Task instructions> State the number of lines in these records holding "this". Say nothing more.

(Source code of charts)
^^^^^^^^
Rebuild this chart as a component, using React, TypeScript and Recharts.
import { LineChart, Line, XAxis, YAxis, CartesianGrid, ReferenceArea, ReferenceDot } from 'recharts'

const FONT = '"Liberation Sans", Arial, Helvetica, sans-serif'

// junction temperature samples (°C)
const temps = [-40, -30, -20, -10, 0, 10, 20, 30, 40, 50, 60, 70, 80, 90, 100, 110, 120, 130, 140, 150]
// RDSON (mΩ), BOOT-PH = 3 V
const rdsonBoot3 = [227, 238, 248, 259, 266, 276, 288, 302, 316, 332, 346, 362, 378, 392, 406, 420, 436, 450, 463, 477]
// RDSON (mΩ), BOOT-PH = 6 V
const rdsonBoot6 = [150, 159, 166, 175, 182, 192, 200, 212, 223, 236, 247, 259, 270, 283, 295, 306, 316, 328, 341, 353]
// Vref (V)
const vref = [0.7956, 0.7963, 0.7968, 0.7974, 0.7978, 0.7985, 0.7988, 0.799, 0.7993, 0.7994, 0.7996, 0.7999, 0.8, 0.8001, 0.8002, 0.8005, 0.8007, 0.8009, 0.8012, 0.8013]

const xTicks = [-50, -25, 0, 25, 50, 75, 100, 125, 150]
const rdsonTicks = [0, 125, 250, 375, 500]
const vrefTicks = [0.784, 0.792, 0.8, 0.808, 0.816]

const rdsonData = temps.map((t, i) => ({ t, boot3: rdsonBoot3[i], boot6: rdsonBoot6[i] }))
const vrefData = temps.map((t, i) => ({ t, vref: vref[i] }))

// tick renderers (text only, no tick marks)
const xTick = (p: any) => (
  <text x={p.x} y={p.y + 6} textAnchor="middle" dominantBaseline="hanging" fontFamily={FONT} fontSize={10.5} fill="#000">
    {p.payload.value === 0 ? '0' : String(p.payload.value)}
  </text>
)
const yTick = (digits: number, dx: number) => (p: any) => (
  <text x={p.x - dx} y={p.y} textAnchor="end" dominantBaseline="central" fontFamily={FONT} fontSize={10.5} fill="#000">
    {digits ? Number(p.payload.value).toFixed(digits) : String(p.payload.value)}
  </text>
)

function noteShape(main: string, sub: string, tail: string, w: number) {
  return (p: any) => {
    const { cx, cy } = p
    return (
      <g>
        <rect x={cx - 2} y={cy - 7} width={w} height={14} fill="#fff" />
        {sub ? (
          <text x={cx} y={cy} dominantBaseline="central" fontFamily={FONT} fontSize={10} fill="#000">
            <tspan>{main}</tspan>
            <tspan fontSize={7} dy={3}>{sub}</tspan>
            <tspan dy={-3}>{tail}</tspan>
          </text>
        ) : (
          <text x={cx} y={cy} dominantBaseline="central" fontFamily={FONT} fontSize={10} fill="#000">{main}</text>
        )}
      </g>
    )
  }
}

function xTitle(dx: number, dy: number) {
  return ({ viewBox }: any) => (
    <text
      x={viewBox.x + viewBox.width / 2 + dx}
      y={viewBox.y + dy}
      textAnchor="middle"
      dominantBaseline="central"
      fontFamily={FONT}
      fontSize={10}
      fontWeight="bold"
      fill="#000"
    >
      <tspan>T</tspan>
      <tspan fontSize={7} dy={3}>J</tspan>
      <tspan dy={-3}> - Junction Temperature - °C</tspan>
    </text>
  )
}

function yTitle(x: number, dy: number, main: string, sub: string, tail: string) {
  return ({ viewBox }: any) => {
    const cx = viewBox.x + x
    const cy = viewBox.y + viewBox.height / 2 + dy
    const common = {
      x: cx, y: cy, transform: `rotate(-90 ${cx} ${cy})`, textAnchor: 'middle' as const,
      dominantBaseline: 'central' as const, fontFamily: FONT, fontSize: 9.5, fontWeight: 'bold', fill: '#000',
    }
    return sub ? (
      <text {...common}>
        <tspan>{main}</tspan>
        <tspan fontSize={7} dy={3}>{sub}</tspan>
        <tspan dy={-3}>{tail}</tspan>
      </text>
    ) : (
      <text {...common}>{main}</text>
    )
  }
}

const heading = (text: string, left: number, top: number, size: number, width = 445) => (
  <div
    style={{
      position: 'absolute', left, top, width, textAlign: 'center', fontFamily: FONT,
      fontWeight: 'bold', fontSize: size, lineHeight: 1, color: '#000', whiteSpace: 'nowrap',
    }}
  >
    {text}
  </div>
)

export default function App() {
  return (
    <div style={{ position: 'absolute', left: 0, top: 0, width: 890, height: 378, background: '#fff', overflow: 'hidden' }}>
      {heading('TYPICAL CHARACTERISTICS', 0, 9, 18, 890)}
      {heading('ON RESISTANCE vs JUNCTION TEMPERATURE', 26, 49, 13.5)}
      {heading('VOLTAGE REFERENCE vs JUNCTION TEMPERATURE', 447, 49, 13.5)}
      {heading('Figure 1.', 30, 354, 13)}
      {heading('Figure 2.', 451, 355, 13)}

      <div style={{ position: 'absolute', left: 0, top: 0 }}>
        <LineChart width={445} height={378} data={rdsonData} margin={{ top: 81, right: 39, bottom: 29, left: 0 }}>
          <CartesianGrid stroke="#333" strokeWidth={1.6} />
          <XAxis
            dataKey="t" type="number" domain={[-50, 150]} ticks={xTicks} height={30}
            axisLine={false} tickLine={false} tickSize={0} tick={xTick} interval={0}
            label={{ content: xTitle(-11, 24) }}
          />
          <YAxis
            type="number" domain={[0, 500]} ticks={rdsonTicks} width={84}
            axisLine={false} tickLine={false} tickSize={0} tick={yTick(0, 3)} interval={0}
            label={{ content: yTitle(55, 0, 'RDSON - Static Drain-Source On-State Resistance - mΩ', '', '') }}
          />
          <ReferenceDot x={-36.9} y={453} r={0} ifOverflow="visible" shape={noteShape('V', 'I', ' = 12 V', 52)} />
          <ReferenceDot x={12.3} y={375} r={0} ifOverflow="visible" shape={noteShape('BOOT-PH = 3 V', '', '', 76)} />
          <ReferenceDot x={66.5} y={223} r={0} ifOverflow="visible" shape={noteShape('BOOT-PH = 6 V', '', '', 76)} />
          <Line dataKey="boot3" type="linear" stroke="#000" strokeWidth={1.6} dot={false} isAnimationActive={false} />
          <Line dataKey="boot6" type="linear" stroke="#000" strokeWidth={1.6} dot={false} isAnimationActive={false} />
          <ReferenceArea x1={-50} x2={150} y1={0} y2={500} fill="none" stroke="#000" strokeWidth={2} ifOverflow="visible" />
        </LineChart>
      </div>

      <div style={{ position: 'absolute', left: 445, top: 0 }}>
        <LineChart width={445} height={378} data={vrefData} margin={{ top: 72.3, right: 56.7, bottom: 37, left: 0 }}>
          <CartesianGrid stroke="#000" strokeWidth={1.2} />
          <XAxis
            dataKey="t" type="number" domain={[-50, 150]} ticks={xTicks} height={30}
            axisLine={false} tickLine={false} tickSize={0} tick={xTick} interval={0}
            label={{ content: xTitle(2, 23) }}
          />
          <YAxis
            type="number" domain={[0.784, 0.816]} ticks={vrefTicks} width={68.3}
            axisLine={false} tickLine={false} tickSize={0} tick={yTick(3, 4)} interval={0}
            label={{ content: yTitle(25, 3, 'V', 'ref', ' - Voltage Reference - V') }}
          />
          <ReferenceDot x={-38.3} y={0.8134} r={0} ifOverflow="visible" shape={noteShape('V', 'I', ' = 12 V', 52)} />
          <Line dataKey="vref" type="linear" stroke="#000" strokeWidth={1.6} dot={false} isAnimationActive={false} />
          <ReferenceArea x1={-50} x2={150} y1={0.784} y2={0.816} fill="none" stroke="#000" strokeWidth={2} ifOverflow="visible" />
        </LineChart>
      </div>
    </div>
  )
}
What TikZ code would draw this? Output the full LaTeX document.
^^^^^^^^
Response to the task> 2